Since the limit exists, $$f'(0) = 0$$. For $$x \neq 0$$, $$f'(x) = \frac{x \cos x - \sin x}{x^2}$$ which is differentiable.
Therefore, $$f(x)$$ is differentiable on $$(0,1)$$.
Since both continuity and differentiability conditions are met, Lagrange's Mean Value Theorem is applicable to function B.

**step4** Analyzing Option C: Continuity and Differentiability

Let's analyze the function $$f(x)=x\vert x\vert$$.
For the interval $$[0,1]$$, since $$x \geq 0$$, we have $$\vert x \vert = x$$.
Therefore, for $$x \in [0,1]$$, the function simplifies to $$f(x) = x \cdot x = x^2$$.
First, we check for continuity on $$[0,1]$$. The function $$f(x) = x^2$$ is a polynomial, and polynomials are continuous everywhere. Thus, $$f(x)$$ is continuous on $$[0,1]$$.
Next, we check for differentiability on $$(0,1)$$. The derivative of $$f(x) = x^2$$ is $$f'(x) = 2x$$.
This derivative exists for all $$x \in (0,1)$$. Thus, $$f(x)$$ is differentiable on $$(0,1)$$.
Since both continuity and differentiability conditions are met, Lagrange's Mean Value Theorem is applicable to function C.

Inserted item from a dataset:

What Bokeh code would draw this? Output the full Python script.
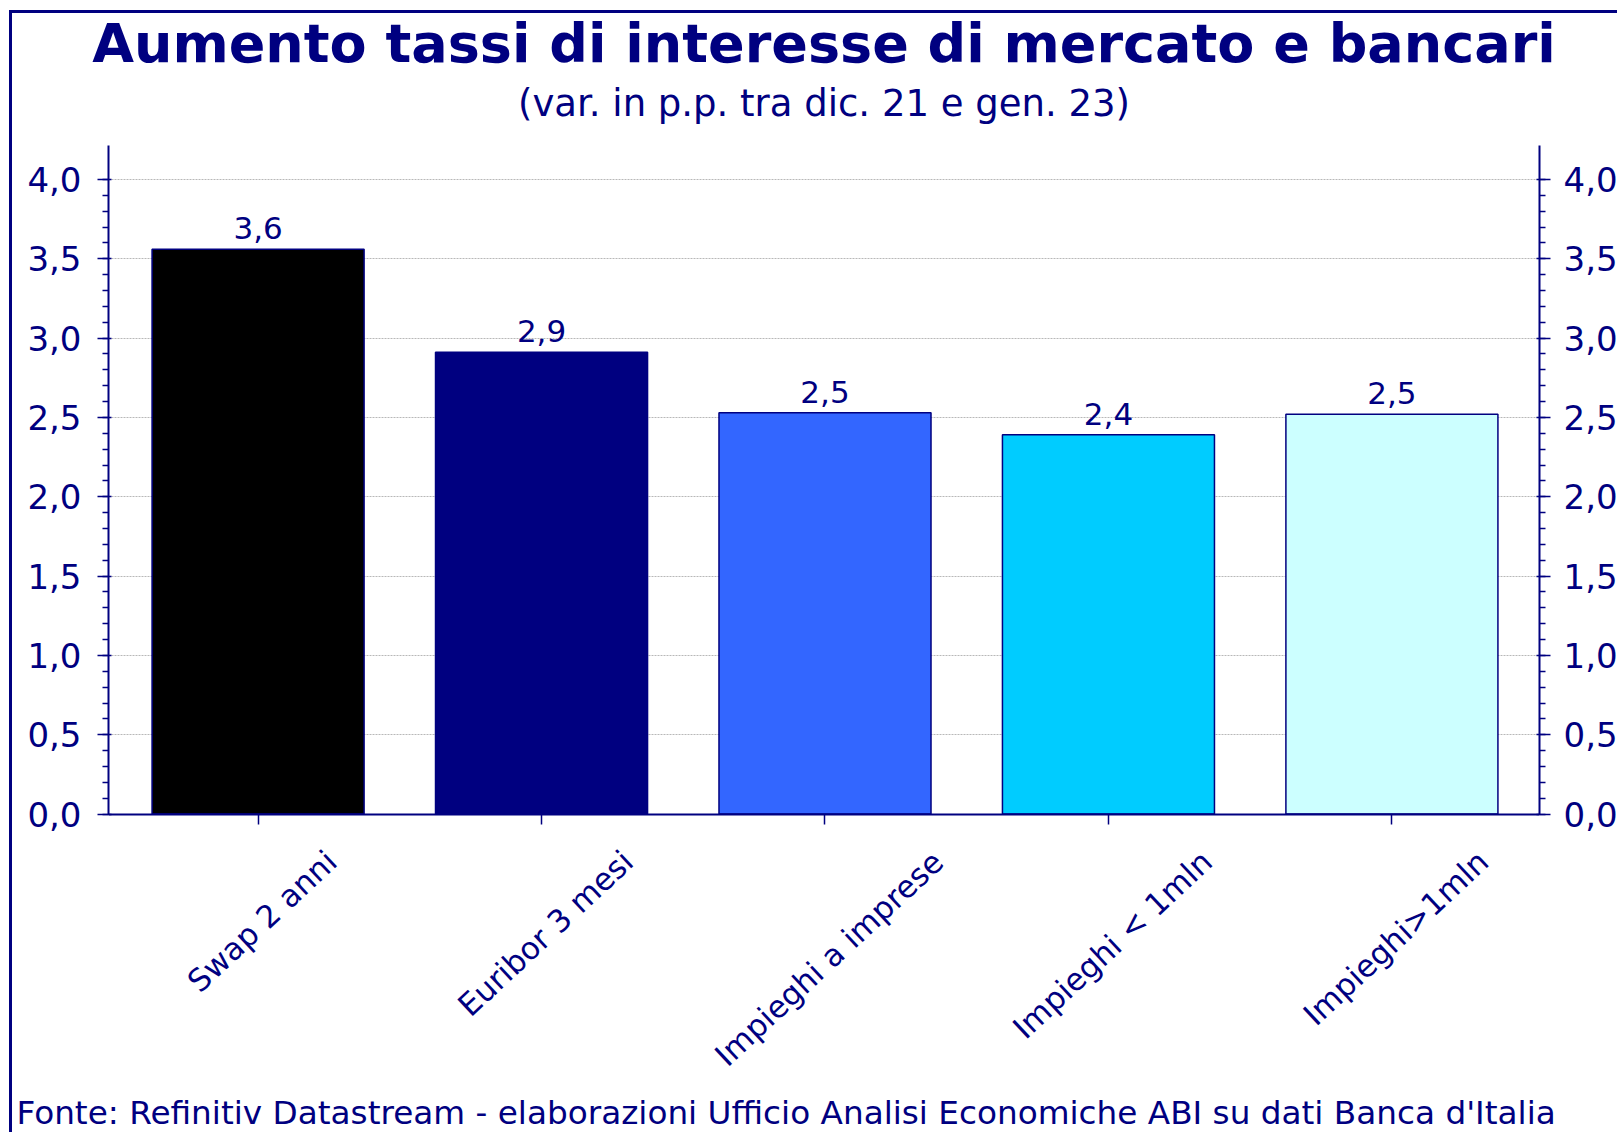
import math
from bokeh.plotting import figure
from bokeh.models import (ColumnDataSource, FixedTicker, LinearAxis, Range1d, Title,
                          CustomJSTickFormatter, Grid)
from bokeh.core.properties import value
from bokeh.embed import file_html
from bokeh.resources import INLINE

# ---------------- data ----------------
categories = ["Swap 2 anni", "Euribor 3 mesi", "Impieghi a imprese", "Impieghi < 1mln", "Impieghi>1mln"]
values = [3.56, 2.91, 2.53, 2.39, 2.52]
bar_colors = ["#000000", "#000080", "#3366FF", "#00CCFF", "#CCFFFF"]
y_ticks = [0.0, 0.5, 1.0, 1.5, 2.0, 2.5, 3.0, 3.5, 4.0]
y_minor_ticks = [k / 10 for k in range(0, 41)]
title_text = "Aumento tassi di interesse di mercato e bancari"
subtitle_text = "(var. in p.p. tra dic. 21 e gen. 23)"
source_text = "Fonte: Refinitiv Datastream - elaborazioni Ufficio Analisi Economiche ABI su dati Banca d'Italia"

# ---------------- style / layout ----------------
NAVY = "#000080"
FONT = "DejaVu Sans"
CX0, CY0 = 12, 13            # page position of the canvas (margin + 3px border)
W, H = 1608, 1122
F_LEFT, F_RIGHT, F_TOP, F_BOTTOM = 108, 1543, 145, 1095   # frame, page px
ZERO_PAGE, FOUR_PAGE = 813.6, 178.9
AXIS_TOP_PAGE = 144.7
CAT0_PAGE, CAT_STEP = 258.0, 284.25

px_y = (ZERO_PAGE - FOUR_PAGE) / 4.0
Y_END = (ZERO_PAGE - F_TOP) / px_y
Y_START = -(F_BOTTOM - ZERO_PAGE) / px_y
AXIS_TOP = (ZERO_PAGE - AXIS_TOP_PAGE) / px_y
X_START = -(CAT0_PAGE - F_LEFT) / CAT_STEP
X_END = (F_RIGHT - CAT0_PAGE) / CAT_STEP
px_x = CAT_STEP


def dy(page_y):
    return (ZERO_PAGE - page_y) / px_y


# approximate DejaVu Sans advance widths (units per em = 2048)
DV = {" ": 651, "<": 1716, ">": 1716, "1": 1303, "2": 1303, "3": 1303,
      "E": 1294, "I": 604, "S": 1300, "a": 1255, "b": 1300, "c": 1126, "d": 1300,
      "e": 1260, "g": 1300, "h": 1298, "i": 569, "l": 569, "m": 1995, "n": 1298,
      "o": 1253, "p": 1300, "r": 842, "s": 1067, "t": 803, "u": 1298, "w": 1675}


def text_w(s, size):
    return sum(DV.get(c, 1200) for c in s) / 2048 * size


XL_SIZE = 31
XL_ANGLE = math.radians(43)


def rot_half_height(s):
    w = text_w(s, XL_SIZE)
    h = 0.95 * XL_SIZE
    return (w * math.sin(XL_ANGLE) + h * math.cos(XL_ANGLE)) / 2


xs = list(range(len(categories)))
src = ColumnDataSource(dict(
    x=xs, top=values, color=bar_colors,
    label_y=[v + 21 / px_y for v in values],
    label=[f"{v:.1f}".replace(".", ",") for v in values],
))

cat_src = ColumnDataSource(dict(
    x=[x + 4 / px_x for x in xs],
    y=[dy(845 + rot_half_height(c)) for c in categories],
    text=categories,
))

p = figure(width=W, height=H, x_range=Range1d(X_START, X_END), y_range=Range1d(Y_START, Y_END),
           output_backend="svg", toolbar_location=None,
           x_axis_location=None, y_axis_location=None,
           min_border_left=F_LEFT - CX0, min_border_right=CX0 + W - F_RIGHT,
           min_border_top=F_TOP - CY0, min_border_bottom=CY0 + H - F_BOTTOM,
           background_fill_color="white", border_fill_color="white",
           styles={"margin": "10px 0 0 9px",
                   "border-left": "3px solid #000080", "border-top": "3px solid #000080"})
p.outline_line_color = None
for g in p.grid:
    g.visible = False

p.add_layout(Grid(dimension=1, ticker=FixedTicker(ticks=y_ticks[1:]), grid_line_color="#B8B8B8",
                  grid_line_dash="2 1", grid_line_width=1))

p.vbar(x="x", top="top", width=0.748, source=src, fill_color="color",
       line_color=NAVY, line_width=1.5)

p.text(x="x", y="label_y", text="label", source=src, text_align="center",
       text_baseline="alphabetic", text_color=NAVY, text_font=value(FONT),
       text_font_size=value("31px"))

p.text(x="x", y="y", text="text", source=cat_src, angle=XL_ANGLE, text_align="center",
       text_baseline="middle", text_color=NAVY, text_font=value(FONT),
       text_font_size=value(f"{XL_SIZE}px"))

fmt = CustomJSTickFormatter(code="return tick.toFixed(1).replace('.', ',');")

for side, standoff in (("left", 16), ("right", 13)):
    ax = LinearAxis(ticker=FixedTicker(ticks=y_ticks, minor_ticks=y_minor_ticks), formatter=fmt,
                    bounds=(0, AXIS_TOP))
    ax.axis_line_color = NAVY
    ax.axis_line_width = 2
    ax.major_tick_line_color = NAVY
    ax.major_tick_line_width = 1.5
    ax.major_tick_out = 11
    ax.major_tick_in = 3
    ax.minor_tick_line_color = NAVY
    ax.minor_tick_line_width = 1.5
    ax.minor_tick_out = 6
    ax.minor_tick_in = 0
    ax.major_label_text_color = NAVY
    ax.major_label_text_font = FONT
    ax.major_label_text_font_size = "34px"
    ax.major_label_standoff = standoff
    p.add_layout(ax, side)

xax = LinearAxis(ticker=FixedTicker(ticks=xs), fixed_location=0)
xax.axis_line_color = NAVY
xax.axis_line_width = 2
xax.major_tick_line_color = NAVY
xax.major_tick_line_width = 1.5
xax.major_tick_out = 10
xax.major_tick_in = 0
xax.minor_tick_line_color = None
xax.major_label_text_color = None
xax.major_label_text_font_size = "1px"
xax.major_label_standoff = 0
p.add_layout(xax, "below")

p.add_layout(Title(text=subtitle_text, align="center", text_color=NAVY, text_font=FONT,
                   text_font_style="normal", text_font_size="37px", standoff=41), "above")
p.add_layout(Title(text=title_text, align="center", text_color=NAVY, text_font=FONT,
                   text_font_style="bold", text_font_size="54px", standoff=-30), "above")
p.add_layout(Title(text=source_text, align="left", offset=16 - F_LEFT, text_color=NAVY,
                   text_font=FONT, text_font_style="normal", text_font_size="32.7px",
                   standoff=-8), "below")

open("out.html", "w").write(file_html(p, INLINE))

**step5** Analyzing Option D: Continuity and Differentiability

Let's analyze the function $$f(x)=\vert x\vert$$.
For the interval $$[0,1]$$, since $$x \geq 0$$, we have $$\vert x \vert = x$$.
Therefore, for $$x \in [0,1]$$, the function simplifies to $$f(x) = x$$.
First, we check for continuity on $$[0,1]$$. The function $$f(x) = x$$ is a polynomial, and polynomials are continuous everywhere. Thus, $$f(x)$$ is continuous on $$[0,1]$$.
Next, we check for differentiability on $$(0,1)$$. The derivative of $$f(x) = x$$ is $$f'(x) = 1$$.
This derivative exists for all $$x \in (0,1)$$. Thus, $$f(x)$$ is differentiable on $$(0,1)$$.
Since both continuity and differentiability conditions are met, Lagrange's Mean Value Theorem is applicable to function D.

**step6** Conclusion

Based on the analysis of all options, only function A, $$f(x)=\left\{\begin{array}{lc}\frac12-x&,\quad x<\frac12\\\left(\frac12-x\right)^2,&x\geq\frac12\end{array}\right.$$, fails the condition for differentiability on the open interval $$(0,1)$$ because it is not differentiable at $$x=\frac12$$. Therefore, Lagrange's Mean Value Theorem is not applicable to function A.